Drop every picture. Then return, exactly, the lines from the beginning of the listing below through the one containing "import React from".

========================

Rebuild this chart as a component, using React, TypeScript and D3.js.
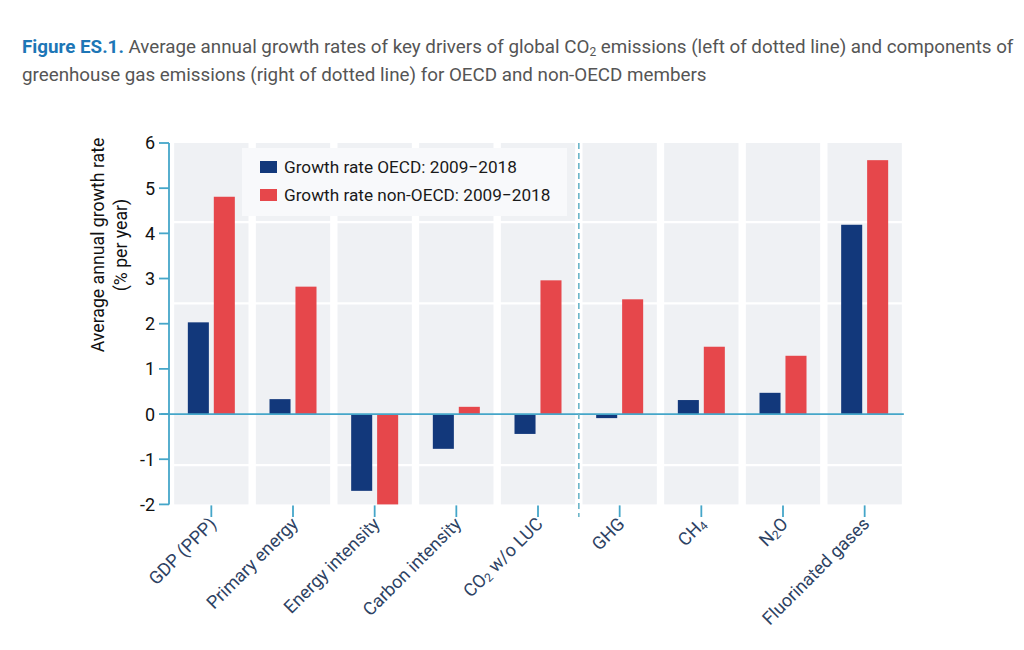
import * as d3 from "d3";
import React from "react";

// categories, left of the dotted line are drivers of CO2, right are GHG components
const categories = [
    "GDP (PPP)",
    "Primary energy",
    "Energy intensity",
    "Carbon intensity",
    "CO2 w/o LUC",
    "GHG",
    "CH4",
    "N2O",
    "Fluorinated gases",
];
// how the label is written, with subscript parts
const categoryLabels: [string, string, string][] = [
    ["GDP (PPP)", "", ""],
    ["Primary energy", "", ""],
    ["Energy intensity", "", ""],
    ["Carbon intensity", "", ""],
    ["CO", "2", " w/o LUC"],
    ["GHG", "", ""],
    ["CH", "4", ""],
    ["N", "2", "O"],
    ["Fluorinated gases", "", ""],
];
const oecd = [2.03, 0.33, -1.7, -0.77, -0.44, -0.09, 0.31, 0.47, 4.19];
const nonOecd = [4.81, 2.82, -2.0, 0.16, 2.96, 2.54, 1.49, 1.29, 5.62];
const seriesNames = ["Growth rate OECD: 2009\u22122018", "Growth rate non-OECD: 2009\u22122018"];
const yTicks = [6, 5, 4, 3, 2, 1, 0, -1, -2];
const gridValues = [4.25, 2.45, -1.13]; // white bands in the background
const splitAfter = "CO2 w/o LUC";

const NAVY = "#12387b";
const RED = "#e6474b";
const AXIS = "#45a6c9";

export default function App() {
    const width = 1024;
    const height = 650;

    // scales
    const x = d3.scaleBand().domain(categories).range([170.5, 905.5]).paddingInner(0.09).paddingOuter(0.045);
    const y = d3.scaleLinear().domain([-2, 6]).range([504.4, 143]);
    const sub = d3.scaleBand().domain(["oecd", "non"]).range([-23.5, 23.5]).paddingInner(0.19);

    const bw = x.bandwidth();
    const cx = (c: string) => (x(c) as number) + bw / 2;
    const splitIdx = categories.indexOf(splitAfter);
    const splitX = ((x(categories[splitIdx]) as number) + bw + (x(categories[splitIdx + 1]) as number)) / 2;

    const plotLeft = 169;
    const plotRight = (x(categories[categories.length - 1]) as number) + bw + 2;

    return (
        <svg width={width} height={height} style={{ position: "absolute", left: 0, top: 0, background: "#fff" }}
            fontFamily="Roboto, 'Noto Sans', sans-serif">
            {/* title */}
            <text x={22} y={53} fontSize={18.8} fill="#555">
                <tspan fill="#1d76b6" fontWeight="bold">Figure ES.1.</tspan>
                <tspan> Average annual growth rates of key drivers of global CO</tspan>
                <tspan fontSize={12} dy={3}>2</tspan>
                <tspan dy={-3}> emissions (left of dotted line) and components of</tspan>
            </text>
            <text x={22} y={81} fontSize={18.8} fill="#555">
                greenhouse gas emissions (right of dotted line) for OECD and non-OECD members
            </text>

            {/* grey panels, one per category */}
            {categories.map(c => (
                <rect key={"p" + c} x={x(c)} y={y(6)} width={bw} height={y(-2) - y(6)} fill="#eff1f4" />
            ))}
            {/* white horizontal bands */}
            {gridValues.map(v => (
                <line key={"g" + v} x1={plotLeft + 1} x2={plotRight} y1={y(v)} y2={y(v)} stroke="#fff" strokeWidth={2.2} />
            ))}

            {/* legend */}
            <rect x={242} y={148} width={325} height={68} fill="#f8f9fb" />
            {seriesNames.map((s, i) => (
                <g key={s} transform={`translate(260,${167 + i * 28})`}>
                    <rect x={0} y={-6} width={17} height={12} fill={i === 0 ? NAVY : RED} />
                    <text x={24} y={6} fontSize={17.2} fill="#1a1a1a">{s}</text>
                </g>
            ))}

            {/* bars */}
            {categories.map((c, i) => (
                <g key={"b" + c}>
                    <rect x={cx(c) + (sub("oecd") as number)} width={sub.bandwidth()}
                        y={y(Math.max(0, oecd[i]))} height={Math.abs(y(oecd[i]) - y(0))} fill={NAVY} />
                    <rect x={cx(c) + (sub("non") as number)} width={sub.bandwidth()}
                        y={y(Math.max(0, nonOecd[i]))} height={Math.abs(y(nonOecd[i]) - y(0))} fill={RED} />
                </g>
            ))}

            {/* zero line */}
            <line x1={plotLeft - 8} x2={plotRight} y1={y(0)} y2={y(0)} stroke={AXIS} strokeWidth={1.8} />

            {/* dotted split line */}
            <line x1={splitX} x2={splitX} y1={y(6)} y2={517} stroke="#6bb5c9" strokeWidth={1.6} strokeDasharray="6,4" />

            {/* y axis */}
            <line x1={plotLeft} x2={plotLeft} y1={y(6)} y2={y(-2)} stroke={AXIS} strokeWidth={1.8} />
            {yTicks.map(t => (
                <g key={"t" + t}>
                    <line x1={plotLeft - 10} x2={plotLeft} y1={y(t)} y2={y(t)} stroke={AXIS} strokeWidth={1.8} />
                    <text x={plotLeft - 14} y={y(t)} dy="0.36em" textAnchor="end" fontSize={18} fill="#111">
                        {t}
                    </text>
                </g>
            ))}
            <text transform={`translate(104,245) rotate(-90)`} textAnchor="middle" fontSize={17.7} fill="#111">
                Average annual growth rate
            </text>
            <text transform={`translate(127,245) rotate(-90)`} textAnchor="middle" fontSize={17.7} fill="#111">
                (% per year)
            </text>

            {/* x axis ticks and labels */}
            {categories.map((c, i) => {
                const [a, s, b] = categoryLabels[i];
                return (
                    <g key={"x" + c}>
                        <line x1={cx(c)} x2={cx(c)} y1={y(-2) + 1} y2={517} stroke={AXIS} strokeWidth={1.8} />
                        <text transform={`translate(${cx(c) + 6},${525}) rotate(-45)`} textAnchor="end"
                            fontSize={18} fill="#2d4263">
                            {a}
                            {s && <tspan fontSize={12} dy={2}>{s}</tspan>}
                            {s && <tspan dy={-2}>{b}</tspan>}
                        </text>
                    </g>
                );
            })}
        </svg>
    );
}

========================

■ **Final result**
Rebuild this chart as a component, using React, TypeScript and D3.js.
import * as d3 from "d3";
import React from "react";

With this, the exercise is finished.